The key to using flex for problems like this is understanding the "maximal-munch" rule. The rule is simple: Flex always picks the action corresponding to the pattern which matches the longest string (starting with the current input point; flex never "searches" for a match.) If more than one pattern matches the same longest substring, then the first pattern in the flex description is chosen. That means that the order of rules is important.
This is described at more length in the Flex manual section on How the Input is Matched.
So let's suppose that you are interested in matching complete words, where "words" are non-empty sequences of arbitrary non-whitespace characters separated by whitespace. (So, for example, the line 3, 4 and 5.
would contain only one valid strings.)
It's easy to identify the four possibilities:
- Decimal integers
- Decimal floating point
- Hexadecimal integers
- Anything other word.
We also need to ignore whitespace, other than recognizing it as a word separator.

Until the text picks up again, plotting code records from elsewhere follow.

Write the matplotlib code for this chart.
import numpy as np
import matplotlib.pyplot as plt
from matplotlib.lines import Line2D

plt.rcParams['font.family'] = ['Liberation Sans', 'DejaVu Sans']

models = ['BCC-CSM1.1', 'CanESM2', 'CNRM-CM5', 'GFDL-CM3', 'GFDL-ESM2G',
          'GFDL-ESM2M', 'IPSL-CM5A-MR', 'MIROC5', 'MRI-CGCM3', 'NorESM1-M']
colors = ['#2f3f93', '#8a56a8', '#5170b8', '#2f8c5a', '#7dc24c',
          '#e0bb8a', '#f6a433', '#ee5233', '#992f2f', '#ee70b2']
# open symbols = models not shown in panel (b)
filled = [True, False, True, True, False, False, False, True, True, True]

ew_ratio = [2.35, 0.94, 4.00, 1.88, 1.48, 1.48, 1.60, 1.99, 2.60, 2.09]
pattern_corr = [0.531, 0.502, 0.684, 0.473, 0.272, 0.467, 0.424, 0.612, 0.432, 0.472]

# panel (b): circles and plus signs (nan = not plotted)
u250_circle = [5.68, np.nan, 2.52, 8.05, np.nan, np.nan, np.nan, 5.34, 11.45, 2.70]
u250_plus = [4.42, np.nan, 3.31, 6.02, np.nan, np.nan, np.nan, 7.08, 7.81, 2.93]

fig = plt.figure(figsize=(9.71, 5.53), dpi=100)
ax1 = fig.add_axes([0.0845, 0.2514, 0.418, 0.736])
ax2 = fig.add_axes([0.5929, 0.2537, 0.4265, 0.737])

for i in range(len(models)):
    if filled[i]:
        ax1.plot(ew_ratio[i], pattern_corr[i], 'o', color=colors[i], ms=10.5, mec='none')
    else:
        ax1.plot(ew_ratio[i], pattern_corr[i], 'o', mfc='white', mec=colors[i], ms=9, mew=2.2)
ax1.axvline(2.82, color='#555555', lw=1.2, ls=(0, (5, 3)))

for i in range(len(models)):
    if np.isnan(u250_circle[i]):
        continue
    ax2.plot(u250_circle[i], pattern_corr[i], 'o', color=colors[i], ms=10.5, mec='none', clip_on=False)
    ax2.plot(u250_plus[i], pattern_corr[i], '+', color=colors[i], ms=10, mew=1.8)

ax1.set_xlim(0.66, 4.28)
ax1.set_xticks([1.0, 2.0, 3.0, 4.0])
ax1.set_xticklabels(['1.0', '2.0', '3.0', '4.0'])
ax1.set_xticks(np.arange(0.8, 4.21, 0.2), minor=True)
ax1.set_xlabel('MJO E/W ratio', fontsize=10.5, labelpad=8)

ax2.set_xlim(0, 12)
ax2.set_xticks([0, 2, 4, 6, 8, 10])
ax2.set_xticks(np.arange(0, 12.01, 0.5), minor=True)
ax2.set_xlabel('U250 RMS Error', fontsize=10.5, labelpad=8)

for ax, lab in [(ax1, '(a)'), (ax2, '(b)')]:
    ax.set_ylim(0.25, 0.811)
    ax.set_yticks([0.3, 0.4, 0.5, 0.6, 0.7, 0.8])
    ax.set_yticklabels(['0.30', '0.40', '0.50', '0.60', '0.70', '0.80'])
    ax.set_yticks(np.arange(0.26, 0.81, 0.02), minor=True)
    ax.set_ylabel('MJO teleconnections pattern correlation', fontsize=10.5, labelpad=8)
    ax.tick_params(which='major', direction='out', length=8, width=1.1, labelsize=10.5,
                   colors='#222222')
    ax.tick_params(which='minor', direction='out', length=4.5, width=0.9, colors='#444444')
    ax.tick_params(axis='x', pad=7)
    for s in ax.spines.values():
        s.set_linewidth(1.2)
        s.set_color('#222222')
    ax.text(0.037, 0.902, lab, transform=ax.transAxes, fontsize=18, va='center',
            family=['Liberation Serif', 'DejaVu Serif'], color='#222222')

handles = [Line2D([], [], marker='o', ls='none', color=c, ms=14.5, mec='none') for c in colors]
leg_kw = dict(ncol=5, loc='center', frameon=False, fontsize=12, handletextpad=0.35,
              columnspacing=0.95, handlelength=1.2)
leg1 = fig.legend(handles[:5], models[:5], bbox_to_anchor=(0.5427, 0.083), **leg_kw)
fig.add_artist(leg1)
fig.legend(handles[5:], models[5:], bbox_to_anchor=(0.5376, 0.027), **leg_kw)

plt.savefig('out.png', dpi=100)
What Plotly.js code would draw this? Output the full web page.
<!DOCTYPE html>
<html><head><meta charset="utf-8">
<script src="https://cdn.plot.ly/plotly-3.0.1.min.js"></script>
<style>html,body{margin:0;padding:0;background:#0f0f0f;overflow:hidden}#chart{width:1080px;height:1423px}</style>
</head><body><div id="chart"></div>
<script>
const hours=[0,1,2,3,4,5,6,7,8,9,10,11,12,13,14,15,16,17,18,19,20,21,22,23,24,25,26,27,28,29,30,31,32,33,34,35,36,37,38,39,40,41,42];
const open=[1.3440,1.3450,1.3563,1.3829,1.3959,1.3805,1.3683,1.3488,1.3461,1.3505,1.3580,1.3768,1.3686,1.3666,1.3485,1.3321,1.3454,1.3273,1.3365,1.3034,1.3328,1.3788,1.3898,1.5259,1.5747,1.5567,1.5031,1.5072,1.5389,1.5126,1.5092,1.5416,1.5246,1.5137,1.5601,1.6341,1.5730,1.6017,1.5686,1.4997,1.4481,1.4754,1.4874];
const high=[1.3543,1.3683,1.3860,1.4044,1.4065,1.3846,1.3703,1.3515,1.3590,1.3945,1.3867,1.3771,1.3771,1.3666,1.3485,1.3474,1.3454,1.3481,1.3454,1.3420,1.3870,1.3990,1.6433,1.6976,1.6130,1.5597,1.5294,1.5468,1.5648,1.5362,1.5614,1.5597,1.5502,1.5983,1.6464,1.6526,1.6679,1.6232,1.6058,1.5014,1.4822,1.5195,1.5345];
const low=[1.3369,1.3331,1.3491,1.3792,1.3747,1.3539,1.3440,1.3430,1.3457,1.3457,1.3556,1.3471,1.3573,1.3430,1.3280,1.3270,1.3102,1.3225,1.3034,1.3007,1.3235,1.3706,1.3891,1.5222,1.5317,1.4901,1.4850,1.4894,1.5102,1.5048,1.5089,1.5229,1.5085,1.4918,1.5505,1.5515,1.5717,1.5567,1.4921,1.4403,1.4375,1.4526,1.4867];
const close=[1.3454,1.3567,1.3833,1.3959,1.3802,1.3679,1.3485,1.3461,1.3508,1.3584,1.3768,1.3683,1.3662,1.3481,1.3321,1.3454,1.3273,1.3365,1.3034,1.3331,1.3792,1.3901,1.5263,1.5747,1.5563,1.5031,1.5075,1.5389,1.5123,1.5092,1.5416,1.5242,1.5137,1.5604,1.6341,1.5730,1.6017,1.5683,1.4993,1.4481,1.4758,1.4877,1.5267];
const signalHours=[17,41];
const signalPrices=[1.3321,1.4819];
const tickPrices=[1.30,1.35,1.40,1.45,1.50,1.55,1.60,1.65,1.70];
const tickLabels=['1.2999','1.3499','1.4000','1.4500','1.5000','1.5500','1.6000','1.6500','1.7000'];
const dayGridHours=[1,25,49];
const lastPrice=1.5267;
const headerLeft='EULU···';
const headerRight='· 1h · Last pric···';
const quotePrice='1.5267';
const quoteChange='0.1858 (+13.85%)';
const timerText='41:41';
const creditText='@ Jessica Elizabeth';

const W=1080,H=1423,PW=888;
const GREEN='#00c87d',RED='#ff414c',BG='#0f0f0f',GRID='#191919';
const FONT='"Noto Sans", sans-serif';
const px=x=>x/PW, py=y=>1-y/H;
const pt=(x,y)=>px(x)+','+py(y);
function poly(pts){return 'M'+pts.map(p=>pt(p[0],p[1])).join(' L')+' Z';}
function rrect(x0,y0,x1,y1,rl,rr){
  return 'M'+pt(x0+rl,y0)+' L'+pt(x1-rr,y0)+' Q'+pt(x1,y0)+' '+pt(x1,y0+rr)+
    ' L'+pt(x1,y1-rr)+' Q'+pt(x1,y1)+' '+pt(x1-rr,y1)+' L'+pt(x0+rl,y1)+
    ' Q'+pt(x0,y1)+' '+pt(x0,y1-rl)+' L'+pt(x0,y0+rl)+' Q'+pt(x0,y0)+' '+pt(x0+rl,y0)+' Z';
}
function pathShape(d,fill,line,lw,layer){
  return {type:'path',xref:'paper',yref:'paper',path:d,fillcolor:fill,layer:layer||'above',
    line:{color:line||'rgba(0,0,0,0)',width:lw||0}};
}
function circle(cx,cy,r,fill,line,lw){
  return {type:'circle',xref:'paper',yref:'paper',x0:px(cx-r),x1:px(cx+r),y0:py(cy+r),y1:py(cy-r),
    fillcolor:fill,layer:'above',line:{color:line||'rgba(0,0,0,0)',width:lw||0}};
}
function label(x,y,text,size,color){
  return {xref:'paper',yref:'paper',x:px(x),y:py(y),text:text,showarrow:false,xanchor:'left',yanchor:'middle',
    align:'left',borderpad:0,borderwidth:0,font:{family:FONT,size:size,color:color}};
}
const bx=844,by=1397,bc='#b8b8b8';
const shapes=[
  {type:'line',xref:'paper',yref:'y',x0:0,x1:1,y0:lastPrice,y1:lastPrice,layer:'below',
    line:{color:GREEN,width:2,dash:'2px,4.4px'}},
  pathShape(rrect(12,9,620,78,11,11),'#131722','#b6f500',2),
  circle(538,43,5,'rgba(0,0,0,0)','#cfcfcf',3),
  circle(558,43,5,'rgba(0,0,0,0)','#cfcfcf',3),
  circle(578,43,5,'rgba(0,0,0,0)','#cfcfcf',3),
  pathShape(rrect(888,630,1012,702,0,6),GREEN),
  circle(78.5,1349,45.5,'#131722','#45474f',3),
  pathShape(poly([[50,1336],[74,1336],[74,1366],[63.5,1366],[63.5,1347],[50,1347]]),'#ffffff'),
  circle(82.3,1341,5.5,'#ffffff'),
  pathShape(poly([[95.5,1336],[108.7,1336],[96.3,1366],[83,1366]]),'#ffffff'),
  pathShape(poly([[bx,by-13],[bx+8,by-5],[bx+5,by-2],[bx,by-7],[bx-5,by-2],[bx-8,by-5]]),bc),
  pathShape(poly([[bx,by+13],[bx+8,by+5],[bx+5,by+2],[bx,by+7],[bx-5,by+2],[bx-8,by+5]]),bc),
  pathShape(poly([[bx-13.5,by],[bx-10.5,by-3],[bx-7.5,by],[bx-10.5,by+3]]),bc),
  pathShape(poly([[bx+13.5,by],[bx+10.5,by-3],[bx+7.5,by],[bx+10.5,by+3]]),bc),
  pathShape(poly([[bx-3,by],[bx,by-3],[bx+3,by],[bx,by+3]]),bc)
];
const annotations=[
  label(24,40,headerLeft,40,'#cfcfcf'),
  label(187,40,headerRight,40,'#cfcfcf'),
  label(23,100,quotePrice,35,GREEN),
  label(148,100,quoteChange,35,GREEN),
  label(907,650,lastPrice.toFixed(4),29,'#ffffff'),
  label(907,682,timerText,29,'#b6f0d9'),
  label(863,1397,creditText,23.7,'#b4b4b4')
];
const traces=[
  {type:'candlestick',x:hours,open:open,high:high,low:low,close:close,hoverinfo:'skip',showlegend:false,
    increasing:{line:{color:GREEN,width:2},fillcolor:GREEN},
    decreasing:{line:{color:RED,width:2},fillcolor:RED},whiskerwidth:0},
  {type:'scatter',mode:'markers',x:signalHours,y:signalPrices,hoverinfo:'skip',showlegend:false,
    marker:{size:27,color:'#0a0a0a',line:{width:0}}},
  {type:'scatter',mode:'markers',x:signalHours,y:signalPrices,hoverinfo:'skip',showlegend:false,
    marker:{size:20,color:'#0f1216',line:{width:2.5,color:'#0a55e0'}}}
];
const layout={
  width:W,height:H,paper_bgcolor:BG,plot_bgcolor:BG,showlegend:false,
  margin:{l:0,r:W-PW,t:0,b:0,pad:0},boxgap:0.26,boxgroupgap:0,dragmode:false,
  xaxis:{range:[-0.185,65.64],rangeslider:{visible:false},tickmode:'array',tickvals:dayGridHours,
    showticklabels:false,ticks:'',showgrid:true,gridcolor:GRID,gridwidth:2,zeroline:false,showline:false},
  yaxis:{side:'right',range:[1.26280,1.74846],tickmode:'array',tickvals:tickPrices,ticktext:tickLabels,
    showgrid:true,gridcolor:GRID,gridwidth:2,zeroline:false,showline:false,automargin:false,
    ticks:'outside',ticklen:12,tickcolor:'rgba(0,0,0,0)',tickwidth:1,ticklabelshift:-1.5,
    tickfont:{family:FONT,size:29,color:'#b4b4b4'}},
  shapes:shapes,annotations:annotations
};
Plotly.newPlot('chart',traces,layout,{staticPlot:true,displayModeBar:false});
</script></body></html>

If we put the rules in that order, we can be confident that the correct rule will be chosen for each line, because of the maximal munch rule.
So here's the entire flex file (except for the definition of main
):
%option noinput nounput noyywrap nodefault
%%
[[:space:]]+ { /* Ignore whitespace */ }
[+-]?[[:digit:]]+ { printf("%s valid\n", yytext); /* Decimal integer */ }
[+-]?[[:digit:]]+"."[[:digit:]]* {
printf("%s valid\n", yytext); /* Decimal point */ }
[+-]?"."[[:digit:]]+ { printf("%s valid\n", yytext); /* Decimal point */ }
[+-]0[xX][[:xdigit:]]+ { printf("%s valid\n", yytext); /* Hexadecimal integer */ }
[^[:space:]]+ { printf("%s invalid\n", yytext); /* Any word not matched by above rules */ }
Notes
I've used ordinary printf
statements here. You're free to use C++ streams, of course, but I prefer to use either stdio.h
or iostreams
, but not both. It might be considered cleaner to #include <stdio.h>
, but in fact Flex already does that because it needs it for its own purposes.
The %option
statement tells flex that you don't need yywrap
(which means you don't need to provide one or link with -lfl
), that you don't use input
or unput
(which means you can compile with -Wall
without getting unused function warnings) and that you don't expect flex to need to insert a default rule (which saves you from embarrassing errors, because flex will warn you if there is anything which might not match any rule.)
I used [[:xdigit:]]+
in the hexadecimal pattern, which allows both upper and lower-case hex digits. If that's not desired, you could replace it with [0-9A-F]
as in your original code, but your examples seem to indicate that your original code was not correct. Of course, you could write out the posix character classes, but I find them more readable. See the Flex manual section on Patterns for a complete list.